+++ Supplied information +++

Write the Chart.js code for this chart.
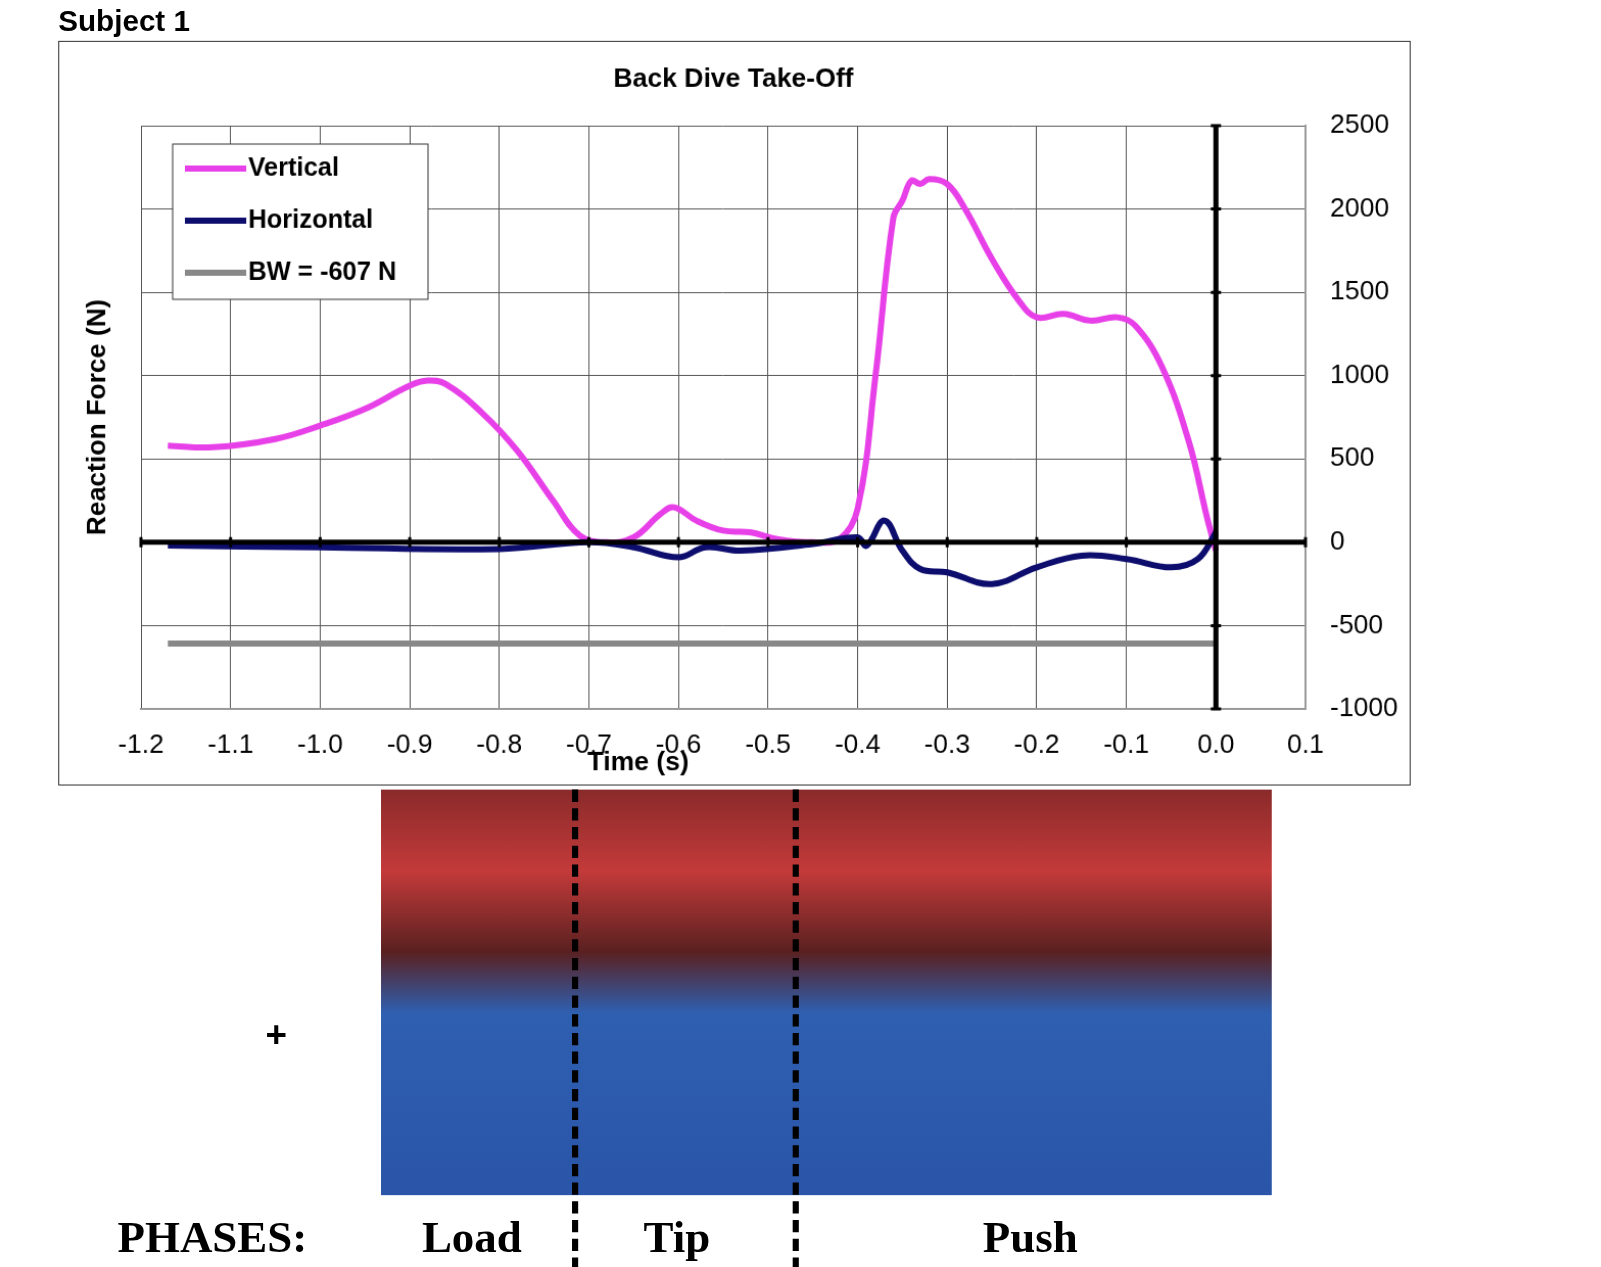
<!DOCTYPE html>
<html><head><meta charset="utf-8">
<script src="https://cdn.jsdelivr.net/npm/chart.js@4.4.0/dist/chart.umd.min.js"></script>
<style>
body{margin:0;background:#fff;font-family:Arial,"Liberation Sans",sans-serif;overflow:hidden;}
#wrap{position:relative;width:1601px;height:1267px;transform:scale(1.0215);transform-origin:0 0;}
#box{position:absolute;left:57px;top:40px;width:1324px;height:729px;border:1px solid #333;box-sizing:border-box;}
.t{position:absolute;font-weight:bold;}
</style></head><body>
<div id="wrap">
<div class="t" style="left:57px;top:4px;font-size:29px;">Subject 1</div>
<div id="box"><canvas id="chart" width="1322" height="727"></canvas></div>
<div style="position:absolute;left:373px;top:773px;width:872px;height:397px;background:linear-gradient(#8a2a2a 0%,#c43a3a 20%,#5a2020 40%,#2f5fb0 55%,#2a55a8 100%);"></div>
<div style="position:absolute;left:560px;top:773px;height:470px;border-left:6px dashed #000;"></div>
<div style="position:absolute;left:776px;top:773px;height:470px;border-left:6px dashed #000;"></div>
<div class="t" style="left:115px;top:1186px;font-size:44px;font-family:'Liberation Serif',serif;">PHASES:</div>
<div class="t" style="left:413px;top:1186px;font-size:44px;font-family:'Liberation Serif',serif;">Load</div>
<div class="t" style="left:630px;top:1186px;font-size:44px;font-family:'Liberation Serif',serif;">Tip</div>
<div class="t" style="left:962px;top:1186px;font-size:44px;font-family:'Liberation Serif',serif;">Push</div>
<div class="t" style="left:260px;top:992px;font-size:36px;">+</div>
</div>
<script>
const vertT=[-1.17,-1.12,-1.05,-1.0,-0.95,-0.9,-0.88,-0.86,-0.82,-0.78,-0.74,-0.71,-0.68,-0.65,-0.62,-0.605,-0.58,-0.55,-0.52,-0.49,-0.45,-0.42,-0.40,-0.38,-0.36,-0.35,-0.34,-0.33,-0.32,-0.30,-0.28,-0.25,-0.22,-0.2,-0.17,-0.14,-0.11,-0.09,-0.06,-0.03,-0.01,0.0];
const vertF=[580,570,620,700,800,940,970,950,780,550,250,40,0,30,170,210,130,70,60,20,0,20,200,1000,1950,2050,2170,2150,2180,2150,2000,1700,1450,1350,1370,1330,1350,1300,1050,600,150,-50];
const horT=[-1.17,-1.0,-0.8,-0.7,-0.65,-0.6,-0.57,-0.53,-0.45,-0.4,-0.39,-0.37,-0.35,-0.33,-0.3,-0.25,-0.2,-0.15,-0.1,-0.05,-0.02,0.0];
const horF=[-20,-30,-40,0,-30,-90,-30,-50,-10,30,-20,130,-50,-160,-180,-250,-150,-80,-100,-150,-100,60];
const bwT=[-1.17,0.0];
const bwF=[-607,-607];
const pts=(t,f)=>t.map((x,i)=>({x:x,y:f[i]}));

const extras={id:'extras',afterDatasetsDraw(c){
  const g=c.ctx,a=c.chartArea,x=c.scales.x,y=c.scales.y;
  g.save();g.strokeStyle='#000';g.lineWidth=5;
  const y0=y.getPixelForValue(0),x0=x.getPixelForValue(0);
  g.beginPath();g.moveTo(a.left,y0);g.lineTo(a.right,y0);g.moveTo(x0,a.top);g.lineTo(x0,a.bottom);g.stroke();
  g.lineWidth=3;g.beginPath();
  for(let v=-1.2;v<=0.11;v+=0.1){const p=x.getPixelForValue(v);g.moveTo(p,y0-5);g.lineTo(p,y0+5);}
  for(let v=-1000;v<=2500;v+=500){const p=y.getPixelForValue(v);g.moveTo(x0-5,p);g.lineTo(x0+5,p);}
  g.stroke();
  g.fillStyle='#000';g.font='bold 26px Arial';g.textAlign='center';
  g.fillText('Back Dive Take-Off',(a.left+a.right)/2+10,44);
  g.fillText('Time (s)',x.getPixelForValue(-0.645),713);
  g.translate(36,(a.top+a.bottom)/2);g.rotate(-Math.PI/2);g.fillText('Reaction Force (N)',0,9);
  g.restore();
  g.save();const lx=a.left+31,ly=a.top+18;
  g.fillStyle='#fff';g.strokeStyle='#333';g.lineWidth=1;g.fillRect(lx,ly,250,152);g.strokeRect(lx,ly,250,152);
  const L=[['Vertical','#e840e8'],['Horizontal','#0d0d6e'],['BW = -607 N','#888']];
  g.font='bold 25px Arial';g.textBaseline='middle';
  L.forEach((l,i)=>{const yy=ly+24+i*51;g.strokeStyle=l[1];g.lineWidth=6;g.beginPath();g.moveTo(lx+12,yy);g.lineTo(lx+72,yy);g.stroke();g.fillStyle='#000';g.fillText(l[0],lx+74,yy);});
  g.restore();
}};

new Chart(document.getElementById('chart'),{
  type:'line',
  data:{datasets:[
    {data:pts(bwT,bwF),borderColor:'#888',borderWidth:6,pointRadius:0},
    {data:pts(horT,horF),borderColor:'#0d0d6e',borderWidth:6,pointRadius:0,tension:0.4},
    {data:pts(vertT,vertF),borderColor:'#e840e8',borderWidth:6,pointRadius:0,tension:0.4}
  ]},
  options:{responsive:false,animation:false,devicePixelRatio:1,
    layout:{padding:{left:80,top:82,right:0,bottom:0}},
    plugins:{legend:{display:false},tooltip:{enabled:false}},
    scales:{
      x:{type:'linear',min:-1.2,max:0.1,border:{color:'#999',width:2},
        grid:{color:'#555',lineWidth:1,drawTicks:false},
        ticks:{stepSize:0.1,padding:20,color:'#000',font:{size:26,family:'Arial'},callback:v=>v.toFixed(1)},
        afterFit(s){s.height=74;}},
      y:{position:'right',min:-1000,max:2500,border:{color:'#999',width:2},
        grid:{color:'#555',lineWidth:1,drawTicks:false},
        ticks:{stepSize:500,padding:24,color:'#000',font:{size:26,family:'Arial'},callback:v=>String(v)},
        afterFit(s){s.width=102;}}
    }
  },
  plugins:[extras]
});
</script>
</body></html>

+++

Task instructions
Quote the preceding listing precisely and completely, omitting its images.

Task result
Write the Chart.js code for this chart.
<!DOCTYPE html>
<html><head><meta charset="utf-8">
<script src="https://cdn.jsdelivr.net/npm/chart.js@4.4.0/dist/chart.umd.min.js"></script>
<style>
body{margin:0;background:#fff;font-family:Arial,"Liberation Sans",sans-serif;overflow:hidden;}
#wrap{position:relative;width:1601px;height:1267px;transform:scale(1.0215);transform-origin:0 0;}
#box{position:absolute;left:57px;top:40px;width:1324px;height:729px;border:1px solid #333;box-sizing:border-box;}
.t{position:absolute;font-weight:bold;}
</style></head><body>
<div id="wrap">
<div class="t" style="left:57px;top:4px;font-size:29px;">Subject 1</div>
<div id="box"><canvas id="chart" width="1322" height="727"></canvas></div>
<div style="position:absolute;left:373px;top:773px;width:872px;height:397px;background:linear-gradient(#8a2a2a 0%,#c43a3a 20%,#5a2020 40%,#2f5fb0 55%,#2a55a8 100%);"></div>
<div style="position:absolute;left:560px;top:773px;height:470px;border-left:6px dashed #000;"></div>
<div style="position:absolute;left:776px;top:773px;height:470px;border-left:6px dashed #000;"></div>
<div class="t" style="left:115px;top:1186px;font-size:44px;font-family:'Liberation Serif',serif;">PHASES:</div>
<div class="t" style="left:413px;top:1186px;font-size:44px;font-family:'Liberation Serif',serif;">Load</div>
<div class="t" style="left:630px;top:1186px;font-size:44px;font-family:'Liberation Serif',serif;">Tip</div>
<div class="t" style="left:962px;top:1186px;font-size:44px;font-family:'Liberation Serif',serif;">Push</div>
<div class="t" style="left:260px;top:992px;font-size:36px;">+</div>
</div>
<script>
const vertT=[-1.17,-1.12,-1.05,-1.0,-0.95,-0.9,-0.88,-0.86,-0.82,-0.78,-0.74,-0.71,-0.68,-0.65,-0.62,-0.605,-0.58,-0.55,-0.52,-0.49,-0.45,-0.42,-0.40,-0.38,-0.36,-0.35,-0.34,-0.33,-0.32,-0.30,-0.28,-0.25,-0.22,-0.2,-0.17,-0.14,-0.11,-0.09,-0.06,-0.03,-0.01,0.0];
const vertF=[580,570,620,700,800,940,970,950,780,550,250,40,0,30,170,210,130,70,60,20,0,20,200,1000,1950,2050,2170,2150,2180,2150,2000,1700,1450,1350,1370,1330,1350,1300,1050,600,150,-50];
const horT=[-1.17,-1.0,-0.8,-0.7,-0.65,-0.6,-0.57,-0.53,-0.45,-0.4,-0.39,-0.37,-0.35,-0.33,-0.3,-0.25,-0.2,-0.15,-0.1,-0.05,-0.02,0.0];
const horF=[-20,-30,-40,0,-30,-90,-30,-50,-10,30,-20,130,-50,-160,-180,-250,-150,-80,-100,-150,-100,60];
const bwT=[-1.17,0.0];
const bwF=[-607,-607];
const pts=(t,f)=>t.map((x,i)=>({x:x,y:f[i]}));

const extras={id:'extras',afterDatasetsDraw(c){
  const g=c.ctx,a=c.chartArea,x=c.scales.x,y=c.scales.y;
  g.save();g.strokeStyle='#000';g.lineWidth=5;
  const y0=y.getPixelForValue(0),x0=x.getPixelForValue(0);
  g.beginPath();g.moveTo(a.left,y0);g.lineTo(a.right,y0);g.moveTo(x0,a.top);g.lineTo(x0,a.bottom);g.stroke();
  g.lineWidth=3;g.beginPath();
  for(let v=-1.2;v<=0.11;v+=0.1){const p=x.getPixelForValue(v);g.moveTo(p,y0-5);g.lineTo(p,y0+5);}
  for(let v=-1000;v<=2500;v+=500){const p=y.getPixelForValue(v);g.moveTo(x0-5,p);g.lineTo(x0+5,p);}
  g.stroke();
  g.fillStyle='#000';g.font='bold 26px Arial';g.textAlign='center';
  g.fillText('Back Dive Take-Off',(a.left+a.right)/2+10,44);
  g.fillText('Time (s)',x.getPixelForValue(-0.645),713);
  g.translate(36,(a.top+a.bottom)/2);g.rotate(-Math.PI/2);g.fillText('Reaction Force (N)',0,9);
  g.restore();
  g.save();const lx=a.left+31,ly=a.top+18;
  g.fillStyle='#fff';g.strokeStyle='#333';g.lineWidth=1;g.fillRect(lx,ly,250,152);g.strokeRect(lx,ly,250,152);
  const L=[['Vertical','#e840e8'],['Horizontal','#0d0d6e'],['BW = -607 N','#888']];
  g.font='bold 25px Arial';g.textBaseline='middle';
  L.forEach((l,i)=>{const yy=ly+24+i*51;g.strokeStyle=l[1];g.lineWidth=6;g.beginPath();g.moveTo(lx+12,yy);g.lineTo(lx+72,yy);g.stroke();g.fillStyle='#000';g.fillText(l[0],lx+74,yy);});
  g.restore();
}};

new Chart(document.getElementById('chart'),{
  type:'line',
  data:{datasets:[
    {data:pts(bwT,bwF),borderColor:'#888',borderWidth:6,pointRadius:0},
    {data:pts(horT,horF),borderColor:'#0d0d6e',borderWidth:6,pointRadius:0,tension:0.4},
    {data:pts(vertT,vertF),borderColor:'#e840e8',borderWidth:6,pointRadius:0,tension:0.4}
  ]},
  options:{responsive:false,animation:false,devicePixelRatio:1,
    layout:{padding:{left:80,top:82,right:0,bottom:0}},
    plugins:{legend:{display:false},tooltip:{enabled:false}},
    scales:{
      x:{type:'linear',min:-1.2,max:0.1,border:{color:'#999',width:2},
        grid:{color:'#555',lineWidth:1,drawTicks:false},
        ticks:{stepSize:0.1,padding:20,color:'#000',font:{size:26,family:'Arial'},callback:v=>v.toFixed(1)},
        afterFit(s){s.height=74;}},
      y:{position:'right',min:-1000,max:2500,border:{color:'#999',width:2},
        grid:{color:'#555',lineWidth:1,drawTicks:false},
        ticks:{stepSize:500,padding:24,color:'#000',font:{size:26,family:'Arial'},callback:v=>String(v)},
        afterFit(s){s.width=102;}}
    }
  },
  plugins:[extras]
});
</script>
</body></html>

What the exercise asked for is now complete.